WHAT YOU ARE ASKED TO DO:
Which lines have the string "matplotlib"? Copy all of them from the entries below.

Entries with chart source code:
start

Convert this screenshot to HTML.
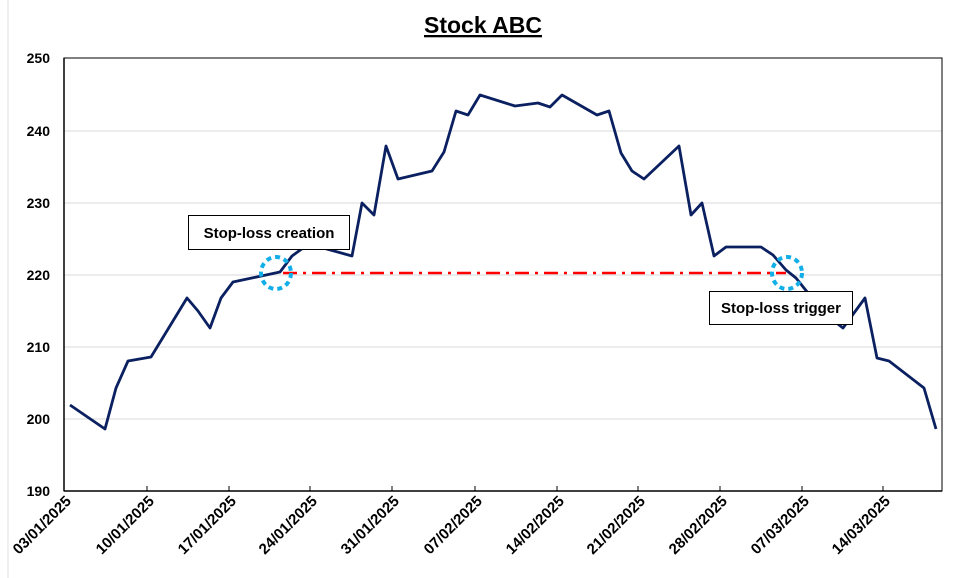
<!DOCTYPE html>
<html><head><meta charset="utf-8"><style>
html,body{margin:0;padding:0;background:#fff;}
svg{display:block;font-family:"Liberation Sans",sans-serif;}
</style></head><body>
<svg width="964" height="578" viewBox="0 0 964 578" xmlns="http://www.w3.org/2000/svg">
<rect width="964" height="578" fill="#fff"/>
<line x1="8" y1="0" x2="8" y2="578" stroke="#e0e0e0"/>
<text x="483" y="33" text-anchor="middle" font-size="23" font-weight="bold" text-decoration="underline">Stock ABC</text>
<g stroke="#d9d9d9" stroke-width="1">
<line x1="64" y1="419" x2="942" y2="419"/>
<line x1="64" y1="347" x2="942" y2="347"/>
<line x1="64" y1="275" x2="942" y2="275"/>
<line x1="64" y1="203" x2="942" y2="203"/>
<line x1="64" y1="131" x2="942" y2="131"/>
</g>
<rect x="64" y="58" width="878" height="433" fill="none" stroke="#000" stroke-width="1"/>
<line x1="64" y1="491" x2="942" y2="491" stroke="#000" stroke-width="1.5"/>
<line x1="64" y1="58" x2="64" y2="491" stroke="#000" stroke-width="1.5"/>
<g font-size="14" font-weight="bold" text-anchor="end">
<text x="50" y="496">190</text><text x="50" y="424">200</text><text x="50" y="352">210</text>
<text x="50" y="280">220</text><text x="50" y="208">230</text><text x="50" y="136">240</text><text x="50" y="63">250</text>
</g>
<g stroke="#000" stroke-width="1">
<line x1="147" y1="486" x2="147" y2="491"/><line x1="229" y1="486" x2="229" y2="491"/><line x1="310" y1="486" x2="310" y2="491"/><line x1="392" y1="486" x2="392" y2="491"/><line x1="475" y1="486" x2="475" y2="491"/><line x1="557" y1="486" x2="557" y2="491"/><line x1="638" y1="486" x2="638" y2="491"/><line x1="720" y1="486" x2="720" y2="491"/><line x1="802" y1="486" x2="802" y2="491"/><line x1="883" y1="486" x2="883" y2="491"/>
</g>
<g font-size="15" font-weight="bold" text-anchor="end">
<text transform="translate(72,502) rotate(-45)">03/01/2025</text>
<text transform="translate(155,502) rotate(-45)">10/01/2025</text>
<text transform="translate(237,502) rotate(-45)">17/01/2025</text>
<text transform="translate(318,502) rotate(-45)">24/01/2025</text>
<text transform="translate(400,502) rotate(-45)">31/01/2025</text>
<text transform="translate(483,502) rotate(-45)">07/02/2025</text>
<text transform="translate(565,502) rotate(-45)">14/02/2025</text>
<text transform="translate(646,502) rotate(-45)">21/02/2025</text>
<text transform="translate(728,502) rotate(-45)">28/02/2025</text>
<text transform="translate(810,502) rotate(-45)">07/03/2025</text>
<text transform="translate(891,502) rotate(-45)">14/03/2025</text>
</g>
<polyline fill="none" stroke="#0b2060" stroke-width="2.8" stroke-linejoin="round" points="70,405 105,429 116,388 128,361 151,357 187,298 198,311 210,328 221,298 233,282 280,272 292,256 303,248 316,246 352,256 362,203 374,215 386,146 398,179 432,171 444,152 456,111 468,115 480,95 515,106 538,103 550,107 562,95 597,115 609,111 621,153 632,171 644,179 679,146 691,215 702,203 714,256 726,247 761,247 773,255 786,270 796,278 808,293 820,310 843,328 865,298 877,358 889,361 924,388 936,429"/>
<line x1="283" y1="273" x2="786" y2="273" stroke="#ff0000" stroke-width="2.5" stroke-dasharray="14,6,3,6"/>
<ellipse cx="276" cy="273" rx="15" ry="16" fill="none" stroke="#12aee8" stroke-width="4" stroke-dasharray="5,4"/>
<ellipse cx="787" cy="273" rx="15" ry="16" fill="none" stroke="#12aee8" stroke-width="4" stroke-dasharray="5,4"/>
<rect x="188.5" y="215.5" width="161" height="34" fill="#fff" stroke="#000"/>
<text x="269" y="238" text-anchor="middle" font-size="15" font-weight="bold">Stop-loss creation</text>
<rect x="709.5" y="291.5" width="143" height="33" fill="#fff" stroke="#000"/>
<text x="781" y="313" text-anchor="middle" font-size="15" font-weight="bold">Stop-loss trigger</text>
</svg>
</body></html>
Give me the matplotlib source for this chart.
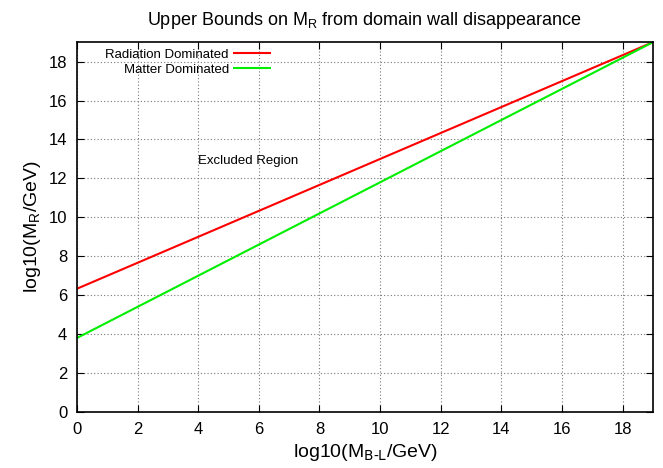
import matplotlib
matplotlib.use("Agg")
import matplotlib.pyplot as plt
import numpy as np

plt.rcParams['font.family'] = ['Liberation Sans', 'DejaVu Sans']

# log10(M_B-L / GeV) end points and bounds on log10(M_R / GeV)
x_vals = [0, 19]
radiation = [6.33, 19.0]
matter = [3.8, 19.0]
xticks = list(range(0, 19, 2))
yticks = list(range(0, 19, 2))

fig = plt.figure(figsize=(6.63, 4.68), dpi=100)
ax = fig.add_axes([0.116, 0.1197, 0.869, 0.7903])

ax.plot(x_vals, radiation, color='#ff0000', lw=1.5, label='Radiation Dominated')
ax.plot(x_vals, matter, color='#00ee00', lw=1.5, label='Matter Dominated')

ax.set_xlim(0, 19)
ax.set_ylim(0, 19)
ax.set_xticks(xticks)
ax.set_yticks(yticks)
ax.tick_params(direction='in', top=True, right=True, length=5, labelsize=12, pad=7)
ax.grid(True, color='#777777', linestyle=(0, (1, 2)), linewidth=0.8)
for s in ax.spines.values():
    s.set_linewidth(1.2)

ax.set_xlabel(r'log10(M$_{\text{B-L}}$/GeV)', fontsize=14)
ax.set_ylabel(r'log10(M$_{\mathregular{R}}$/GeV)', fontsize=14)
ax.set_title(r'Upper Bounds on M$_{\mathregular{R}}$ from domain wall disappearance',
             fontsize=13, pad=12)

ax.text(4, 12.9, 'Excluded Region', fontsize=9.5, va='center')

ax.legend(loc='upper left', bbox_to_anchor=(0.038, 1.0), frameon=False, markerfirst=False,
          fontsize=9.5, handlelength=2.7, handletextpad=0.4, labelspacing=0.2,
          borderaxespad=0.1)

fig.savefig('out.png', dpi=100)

end

RESPONSE TO THIS TASK:
Give me the matplotlib source for this chart.
import matplotlib
matplotlib.use("Agg")
import matplotlib.pyplot as plt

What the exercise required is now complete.